Wild Horses

Robert Duvall has settled nicely into the Lovable Old Coot phase of his career, but he doesn’t seem to be slowing down. The 84-year-old living legend wrote, directed, and stars in “Wild Horses,” a sturdy Texas-set drama about an old rancher settling his affairs at the end of his life. Duvall acquits himself well enough behind the camera, but it’s his onscreen work that’s most impressive. He gave himself a difficult role that requires him to be alternately grandfatherly and malicious, and darned if he isn’t convincing both ways.

A prologue set 15 years ago shows Duvall’s character, Scott Briggs, chasing his teenage son off the ranch at gunpoint for having a gay relationship. In the present, old man Briggs is fondly regarded by the ranch’s mostly Mexican household staff, and by the townsfolk in general. His virulent homophobia (which has abated but little) is countered by his goodwill toward needy immigrants and his affection for his grandchildren.

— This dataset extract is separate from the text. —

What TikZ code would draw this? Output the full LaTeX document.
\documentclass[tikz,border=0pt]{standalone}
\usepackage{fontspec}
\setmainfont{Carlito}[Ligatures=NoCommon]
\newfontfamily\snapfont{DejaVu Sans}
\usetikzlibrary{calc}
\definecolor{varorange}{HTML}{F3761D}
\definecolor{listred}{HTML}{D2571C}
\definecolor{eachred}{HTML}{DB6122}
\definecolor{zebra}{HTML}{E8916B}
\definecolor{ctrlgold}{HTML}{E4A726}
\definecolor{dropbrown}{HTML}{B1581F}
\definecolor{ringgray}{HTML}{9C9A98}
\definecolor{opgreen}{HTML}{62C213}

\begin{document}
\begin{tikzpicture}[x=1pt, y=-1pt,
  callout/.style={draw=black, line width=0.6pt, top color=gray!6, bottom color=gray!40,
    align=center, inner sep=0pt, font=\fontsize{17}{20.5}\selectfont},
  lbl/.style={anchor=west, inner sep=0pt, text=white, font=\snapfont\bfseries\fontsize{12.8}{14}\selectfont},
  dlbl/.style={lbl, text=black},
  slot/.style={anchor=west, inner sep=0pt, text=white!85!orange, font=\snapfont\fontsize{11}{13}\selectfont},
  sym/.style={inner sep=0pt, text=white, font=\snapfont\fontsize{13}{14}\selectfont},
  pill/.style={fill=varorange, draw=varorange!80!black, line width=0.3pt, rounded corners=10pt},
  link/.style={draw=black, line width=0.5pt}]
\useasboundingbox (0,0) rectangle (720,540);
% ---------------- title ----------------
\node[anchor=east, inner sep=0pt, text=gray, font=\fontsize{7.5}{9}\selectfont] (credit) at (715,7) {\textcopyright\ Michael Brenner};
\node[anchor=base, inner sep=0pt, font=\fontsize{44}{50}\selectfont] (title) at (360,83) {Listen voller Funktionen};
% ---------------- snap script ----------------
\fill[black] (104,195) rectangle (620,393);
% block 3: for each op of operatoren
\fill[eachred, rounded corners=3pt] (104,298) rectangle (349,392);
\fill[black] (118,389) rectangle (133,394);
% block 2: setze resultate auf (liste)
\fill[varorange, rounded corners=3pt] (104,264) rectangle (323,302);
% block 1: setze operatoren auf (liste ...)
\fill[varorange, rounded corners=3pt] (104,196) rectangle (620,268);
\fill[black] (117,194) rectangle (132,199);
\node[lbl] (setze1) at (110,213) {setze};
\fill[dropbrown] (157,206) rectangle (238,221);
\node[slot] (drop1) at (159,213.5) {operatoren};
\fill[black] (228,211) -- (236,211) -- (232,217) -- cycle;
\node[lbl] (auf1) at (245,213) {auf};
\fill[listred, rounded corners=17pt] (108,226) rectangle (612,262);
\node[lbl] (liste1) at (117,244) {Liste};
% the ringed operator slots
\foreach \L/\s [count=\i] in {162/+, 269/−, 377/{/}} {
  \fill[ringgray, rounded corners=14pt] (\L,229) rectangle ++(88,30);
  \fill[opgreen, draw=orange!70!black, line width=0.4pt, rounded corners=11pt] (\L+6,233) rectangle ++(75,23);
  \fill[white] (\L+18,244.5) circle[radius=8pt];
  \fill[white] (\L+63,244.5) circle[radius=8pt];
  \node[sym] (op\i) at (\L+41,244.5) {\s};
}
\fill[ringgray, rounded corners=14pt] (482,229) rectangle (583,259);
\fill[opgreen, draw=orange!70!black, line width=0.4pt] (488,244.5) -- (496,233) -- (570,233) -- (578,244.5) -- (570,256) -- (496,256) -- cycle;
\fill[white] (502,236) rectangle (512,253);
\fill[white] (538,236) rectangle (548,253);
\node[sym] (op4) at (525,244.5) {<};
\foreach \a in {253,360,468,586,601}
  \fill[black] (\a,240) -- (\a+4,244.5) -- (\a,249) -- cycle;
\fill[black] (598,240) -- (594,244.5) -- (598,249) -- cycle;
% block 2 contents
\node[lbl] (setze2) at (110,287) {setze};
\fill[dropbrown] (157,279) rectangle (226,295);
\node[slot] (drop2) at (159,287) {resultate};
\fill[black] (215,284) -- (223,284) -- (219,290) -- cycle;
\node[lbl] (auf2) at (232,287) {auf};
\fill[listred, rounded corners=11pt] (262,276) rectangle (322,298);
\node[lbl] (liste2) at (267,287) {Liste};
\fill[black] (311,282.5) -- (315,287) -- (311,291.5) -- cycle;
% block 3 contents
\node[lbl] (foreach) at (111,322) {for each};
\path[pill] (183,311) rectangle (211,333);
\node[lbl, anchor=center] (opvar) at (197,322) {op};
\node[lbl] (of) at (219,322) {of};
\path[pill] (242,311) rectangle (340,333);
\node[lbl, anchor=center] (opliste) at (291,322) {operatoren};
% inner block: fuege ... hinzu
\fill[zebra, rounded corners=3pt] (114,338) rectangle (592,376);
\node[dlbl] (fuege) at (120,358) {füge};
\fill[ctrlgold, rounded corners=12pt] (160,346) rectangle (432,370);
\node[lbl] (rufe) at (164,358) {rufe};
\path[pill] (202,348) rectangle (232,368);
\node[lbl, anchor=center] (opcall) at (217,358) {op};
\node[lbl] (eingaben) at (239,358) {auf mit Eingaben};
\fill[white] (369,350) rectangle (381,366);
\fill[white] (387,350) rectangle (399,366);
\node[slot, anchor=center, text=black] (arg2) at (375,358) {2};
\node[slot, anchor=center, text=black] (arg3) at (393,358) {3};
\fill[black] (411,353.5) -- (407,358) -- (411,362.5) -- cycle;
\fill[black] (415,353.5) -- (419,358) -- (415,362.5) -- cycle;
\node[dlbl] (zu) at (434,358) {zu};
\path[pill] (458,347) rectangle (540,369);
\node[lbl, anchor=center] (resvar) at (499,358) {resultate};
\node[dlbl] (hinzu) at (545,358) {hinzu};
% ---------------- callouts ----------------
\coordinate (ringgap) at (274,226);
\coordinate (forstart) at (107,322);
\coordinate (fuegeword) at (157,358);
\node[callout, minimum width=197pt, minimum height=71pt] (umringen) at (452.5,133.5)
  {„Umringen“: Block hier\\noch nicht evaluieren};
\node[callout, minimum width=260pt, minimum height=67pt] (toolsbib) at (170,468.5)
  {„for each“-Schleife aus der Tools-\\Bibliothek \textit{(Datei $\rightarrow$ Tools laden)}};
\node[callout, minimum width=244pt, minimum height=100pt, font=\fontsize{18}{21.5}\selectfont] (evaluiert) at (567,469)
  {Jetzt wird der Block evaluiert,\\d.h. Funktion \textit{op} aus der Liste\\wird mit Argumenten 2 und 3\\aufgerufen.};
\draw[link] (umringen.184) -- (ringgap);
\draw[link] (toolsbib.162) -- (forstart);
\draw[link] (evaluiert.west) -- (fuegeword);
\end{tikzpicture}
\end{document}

The gay son, Benny (James Franco), returns now to hear the reading of his father’s newly revised will, which contains bombshells that do not ultimately affect the plot. He’s joined by his brothers, KC (Josh Hartnett) and Johnny (Devon Abner), who are still in Dad’s good graces and have continued in the family business in this small town of good ol’ boys who look out for each other.

The meat of the story concerns the events of 15 years ago. At the same time that Benny was kicked out, the ranch hand he’d been fooling around with disappeared and was never heard from again. A dogged Texas Ranger, Samantha Payne (Luciana Pedraza Duvall, the filmmaker’s wife), has reopened the case, and questioning everyone all over again. Here’s where we see that Scott Briggs has a mean streak, and perhaps something to hide.

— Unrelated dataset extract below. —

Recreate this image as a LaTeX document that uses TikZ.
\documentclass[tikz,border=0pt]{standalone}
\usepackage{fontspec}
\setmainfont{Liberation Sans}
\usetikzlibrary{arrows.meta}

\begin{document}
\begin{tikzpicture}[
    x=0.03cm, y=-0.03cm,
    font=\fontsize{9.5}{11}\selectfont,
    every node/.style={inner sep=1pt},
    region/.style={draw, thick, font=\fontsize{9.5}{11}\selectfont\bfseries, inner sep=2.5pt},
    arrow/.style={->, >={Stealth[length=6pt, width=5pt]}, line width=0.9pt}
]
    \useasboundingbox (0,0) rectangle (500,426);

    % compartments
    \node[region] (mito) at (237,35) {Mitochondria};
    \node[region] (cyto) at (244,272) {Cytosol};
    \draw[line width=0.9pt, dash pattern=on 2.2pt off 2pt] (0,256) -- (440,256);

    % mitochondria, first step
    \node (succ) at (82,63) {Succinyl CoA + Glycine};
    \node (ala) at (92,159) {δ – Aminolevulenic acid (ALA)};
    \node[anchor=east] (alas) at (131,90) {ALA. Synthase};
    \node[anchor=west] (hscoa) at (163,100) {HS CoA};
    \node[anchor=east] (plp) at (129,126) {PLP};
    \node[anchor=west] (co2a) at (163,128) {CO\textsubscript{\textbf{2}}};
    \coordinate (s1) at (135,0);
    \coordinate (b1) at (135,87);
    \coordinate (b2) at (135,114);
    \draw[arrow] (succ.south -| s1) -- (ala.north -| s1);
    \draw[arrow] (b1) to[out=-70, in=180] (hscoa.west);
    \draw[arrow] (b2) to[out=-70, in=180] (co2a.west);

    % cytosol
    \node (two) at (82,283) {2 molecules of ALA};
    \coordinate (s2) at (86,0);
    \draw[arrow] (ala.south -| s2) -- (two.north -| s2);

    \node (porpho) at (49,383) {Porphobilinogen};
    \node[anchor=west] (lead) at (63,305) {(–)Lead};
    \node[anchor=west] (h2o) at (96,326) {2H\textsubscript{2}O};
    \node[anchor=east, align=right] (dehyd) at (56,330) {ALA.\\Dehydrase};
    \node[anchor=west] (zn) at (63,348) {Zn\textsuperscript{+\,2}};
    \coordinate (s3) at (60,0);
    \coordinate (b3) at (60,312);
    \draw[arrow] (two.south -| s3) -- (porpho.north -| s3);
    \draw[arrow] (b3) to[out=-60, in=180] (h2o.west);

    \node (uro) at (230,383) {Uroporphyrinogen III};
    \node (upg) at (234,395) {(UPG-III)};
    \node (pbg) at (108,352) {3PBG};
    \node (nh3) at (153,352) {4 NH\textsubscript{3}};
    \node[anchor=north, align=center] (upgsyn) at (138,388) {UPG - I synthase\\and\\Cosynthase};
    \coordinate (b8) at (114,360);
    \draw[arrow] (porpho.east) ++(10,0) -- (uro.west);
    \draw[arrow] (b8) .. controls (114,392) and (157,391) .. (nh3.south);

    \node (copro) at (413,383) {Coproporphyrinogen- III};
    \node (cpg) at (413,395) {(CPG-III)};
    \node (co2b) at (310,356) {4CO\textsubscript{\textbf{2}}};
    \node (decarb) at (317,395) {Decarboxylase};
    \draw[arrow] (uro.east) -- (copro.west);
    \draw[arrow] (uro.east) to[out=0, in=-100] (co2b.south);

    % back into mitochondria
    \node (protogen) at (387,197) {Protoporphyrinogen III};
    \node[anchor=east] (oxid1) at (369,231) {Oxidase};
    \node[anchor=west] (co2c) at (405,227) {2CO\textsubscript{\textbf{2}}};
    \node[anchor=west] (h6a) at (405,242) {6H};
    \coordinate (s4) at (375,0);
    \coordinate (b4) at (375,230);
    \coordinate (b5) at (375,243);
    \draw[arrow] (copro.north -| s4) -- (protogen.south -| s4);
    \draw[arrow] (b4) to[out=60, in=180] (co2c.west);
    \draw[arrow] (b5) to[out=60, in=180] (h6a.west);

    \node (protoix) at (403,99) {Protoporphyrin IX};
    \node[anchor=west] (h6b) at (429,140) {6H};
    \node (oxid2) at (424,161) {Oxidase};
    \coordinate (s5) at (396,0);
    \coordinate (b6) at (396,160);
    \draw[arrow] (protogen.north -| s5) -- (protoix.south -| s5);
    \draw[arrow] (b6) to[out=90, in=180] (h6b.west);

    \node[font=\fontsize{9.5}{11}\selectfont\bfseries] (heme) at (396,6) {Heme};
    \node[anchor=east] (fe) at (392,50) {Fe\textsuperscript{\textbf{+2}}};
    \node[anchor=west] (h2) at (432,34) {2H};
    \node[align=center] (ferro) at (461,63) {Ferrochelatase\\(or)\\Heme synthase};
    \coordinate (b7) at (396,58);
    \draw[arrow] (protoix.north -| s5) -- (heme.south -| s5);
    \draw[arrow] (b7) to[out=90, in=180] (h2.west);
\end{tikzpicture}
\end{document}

Franco and Duvall have a couple of well-wrought scenes together, hashing things out as father and son. The other brothers are underused in the story, but there’s an enjoyable fraternal-bonding sequence involving all three of them and a bar fight. Other characters, like the maid’s daughter (Angie Cepeda), whom the boys regarded as a sister growing up, and the doughy local cops, add color to Duvall’s portrait of the changing West.

But tonally, the movie is all over the place. Some weighty matters are treated whimsically, while others are handled gravely. It’s not clear how seriously we’re supposed to take Briggs’ misdeeds and his misuse of power, or how seriously Duvall takes them. As both writer and director, he seems unsure about committing to a particular attitude. And as they say on the rodeo circuit, you don’t rope calves with hesitant lassos (they don’t say that). When the emotional punches in “Wild Horses” come, they don’t hit as hard as they might have if we’d been truly invested. Still, though it may be more schmaltzy fiction than serious literature, it’s an earnest film, and a solid, respectable piece of entertainment.